One of the things the Duggar family on TV talks about and so many Americans seem to truly respect about them, even if they generally find them weird and gawk-worthy, is their commitment to living debt-free. Most people don’t seem to actually buy the hardline Quiverfull interpretation that the bible discourages money-lending with interest and that they should not participate. Instead they are simply jealous that this big family is not underwater like they are. Thing is, the Duggars videotaped lives compare to ordinary Quiverfull families about as much as the Kardashians compare to ordinary businesswomen. They have all this reality TV money. They aren’t living all crowded up in a trailer, tripping over each other, and eating canned beans. I could go off on how this image they are selling isn’t real or practical in so many ways, but today I will just talk about the “debt free” thing. I have come to realize that this austere attitude on debt is another extreme in an extreme lifestyle and it can be just as bad as an attitude where someone goes out and cavalierly maxes out four credit cards. It can hold you back and hurt your quality of life. So now I believe that credit exists for good reason and should neither be abused nor shunned. It is all about moderation.

I didn’t always feel this way. Growing up I was deathly afraid of debt and remembered the arguments and shame my parents had about their student loans, saying that God viewed it as sinful. They had tried to avoid debt but apparently couldn’t, then were left feeling that they “fell short” in that area.

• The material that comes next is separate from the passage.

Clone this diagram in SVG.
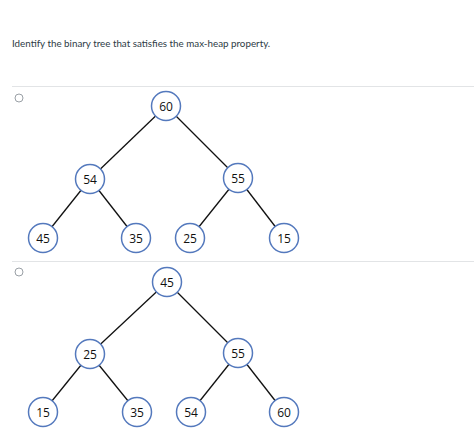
<svg xmlns="http://www.w3.org/2000/svg" width="474" height="436" viewBox="0 0 474 436">
<style>
.title{font-family:Lato,"Liberation Sans",sans-serif;font-size:9.8px;fill:#2d3b45}
.node circle{fill:#fff;stroke:#5479bd;stroke-width:1.5}
.node text{font-family:"Open Sans","Liberation Sans",sans-serif;font-size:12px;fill:#111;text-anchor:middle;dominant-baseline:central}
.edges line{stroke:#111;stroke-width:1.3}
.sep{stroke:#e2e4e6;stroke-width:1}
.radio{fill:#fff;stroke:#9aa0a6;stroke-width:1}
</style>
<rect width="474" height="436" fill="#fff"/>
<text class="title" x="12" y="47">Identify the binary tree that satisfies the max-heap property.</text>
<line class="sep" x1="12" y1="86.5" x2="474" y2="86.5"/>
<line class="sep" x1="12" y1="261.5" x2="474" y2="261.5"/>
<circle class="radio" cx="19" cy="98" r="4"/>
<circle class="radio" cx="19" cy="272" r="4"/>
<g class="edges">
<line x1="166" y1="106" x2="90" y2="179"/>
<line x1="166" y1="106" x2="238" y2="178"/>
<line x1="90" y1="179" x2="43" y2="238"/>
<line x1="90" y1="179" x2="136" y2="238"/>
<line x1="238" y1="178" x2="190" y2="238"/>
<line x1="238" y1="178" x2="284" y2="238"/>
<line x1="167" y1="282" x2="90" y2="354"/>
<line x1="167" y1="282" x2="238" y2="353"/>
<line x1="90" y1="354" x2="43" y2="412"/>
<line x1="90" y1="354" x2="137" y2="412"/>
<line x1="238" y1="353" x2="191" y2="412"/>
<line x1="238" y1="353" x2="284" y2="412"/>
</g>
<g id="t1-60" class="node"><circle cx="166" cy="106" r="14.5"/><text x="166" y="106">60</text></g>
<g id="t1-54" class="node"><circle cx="90" cy="179" r="14.5"/><text x="90" y="179">54</text></g>
<g id="t1-55" class="node"><circle cx="238" cy="178" r="14.5"/><text x="238" y="178">55</text></g>
<g id="t1-45" class="node"><circle cx="43" cy="238" r="14.5"/><text x="43" y="238">45</text></g>
<g id="t1-35" class="node"><circle cx="136" cy="238" r="14.5"/><text x="136" y="238">35</text></g>
<g id="t1-25" class="node"><circle cx="190" cy="238" r="14.5"/><text x="190" y="238">25</text></g>
<g id="t1-15" class="node"><circle cx="284" cy="238" r="14.5"/><text x="284" y="238">15</text></g>
<g id="t2-45" class="node"><circle cx="167" cy="282" r="14.5"/><text x="167" y="282">45</text></g>
<g id="t2-25" class="node"><circle cx="90" cy="354" r="14.5"/><text x="90" y="354">25</text></g>
<g id="t2-55" class="node"><circle cx="238" cy="353" r="14.5"/><text x="238" y="353">55</text></g>
<g id="t2-15" class="node"><circle cx="43" cy="412" r="14.5"/><text x="43" y="412">15</text></g>
<g id="t2-35" class="node"><circle cx="137" cy="412" r="14.5"/><text x="137" y="412">35</text></g>
<g id="t2-54" class="node"><circle cx="191" cy="412" r="14.5"/><text x="191" y="412">54</text></g>
<g id="t2-60" class="node"><circle cx="284" cy="412" r="14.5"/><text x="284" y="412">60</text></g>
</svg>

I didn’t see eye to eye with them on most things, but debt still seemed like a bad thing, a big old scary risk to be avoided. So when I started college, I didn’t take out any loans at all. I went to a very affordable university, lived extra cheap in crowded housing, had a student work job, and got by without a car or the insurance and gas it would need. I had a budget of $40 per week on groceries.

It was a good thing and I was rightly proud of myself. Well, except when I realized I wasn’t eating a balanced diet and had bruises up and down my arms from anemia. Also, when I really wanted to do a study abroad program I didn’t, simply because I couldn’t pay for it out of pocket. I endured bad headaches for a couple years too because I needed my wisdom teeth pulled but couldn’t afford it and didn’t feel comfortable signing up for a medical payment plan. Finally I saved up $600 from a summer job and got it done with local anesthetic. I was awake to hear and even slightly feel the crunch of all four teeth being pulled out because getting put under would have meant an additional $500. I still don’t own a credit card. Never have.

Nonetheless, my feelings on debt have evolved. Perhaps it’s because I have had to actually face debt twice. Once when I bought a car and once when I went to grad school. The car was an economy model, I paid half of it upfront, and also got a special reduced interest rate for recent college graduates, so even though debt was so scary, I felt like I had found a good deal. After I signed the Stafford loan paperwork for grad school I kinda freaked out though, curled up in a ball in my bed and just laid down for a couple hours. That was when it really hit me. There are healthy attitudes towards money, debt, and finances and there are unhealthy ones. I was continuing with unhealthy ones.

As usual, the Quiverfull lifestyle takes an ostensibly good thing and brings it to the extreme. There is a reason denying black people access to home loans, something called “redlining,” was a civil rights violation. It held them back, kept them from growing and moving up in society.

I am glad I didn’t let this anti-debt idea continue to hold me back, prevent me from investing in my future and my life. I am glad I took on debt to go to grad school and I am glad for the economy car, which I still have. With my little bit of practice with debt I have realized it doesn’t just automatically open some portal to indentured hell, although it certainly can end up that way for people who abuse it, who have major emergencies happen, or who are banking on a career path that bottoms out. An investment and a risk are often the same thing just given different names.

So I try to choose mine carefully and then follow through on the commitment. I paid off the car and I just started on the student loans. I have seen many friends struggle with unwieldy levels of debt and am thankful that I took out loans carefully, not signing up for more than I needed. Even though my school was expensive, I currently owe about $20,000, a sum that is manageable, although, as someone who grew up in poverty, that still feels like a lot of money to me.

So I didn’t go in the opposite extreme and start to treat credit as free money, and I definitely don’t see it as a toxic or sinful risk to avoid either. I see it as a resource, an opportunity, and something to be treated with respect and seriousness as part of a well thought out decision. The key thing is to be responsible with it, making sure to get a good interest rate and paying it off faster than required, never falling for the trap of the “minimum payment.”

While I certainly hope to be debt-free in the future, I know that doesn’t mean I need to be debt-free now. I am young and investing in my life. If I choose to buy a house, I will take out a loan. If I start a business, I will take out a loan for that too.

I will enjoy the things I’ve invested in, carefully pay back the money I owe, and be thankful I have access to credit and the opportunity for growth and improvement that it brings when used responsibly.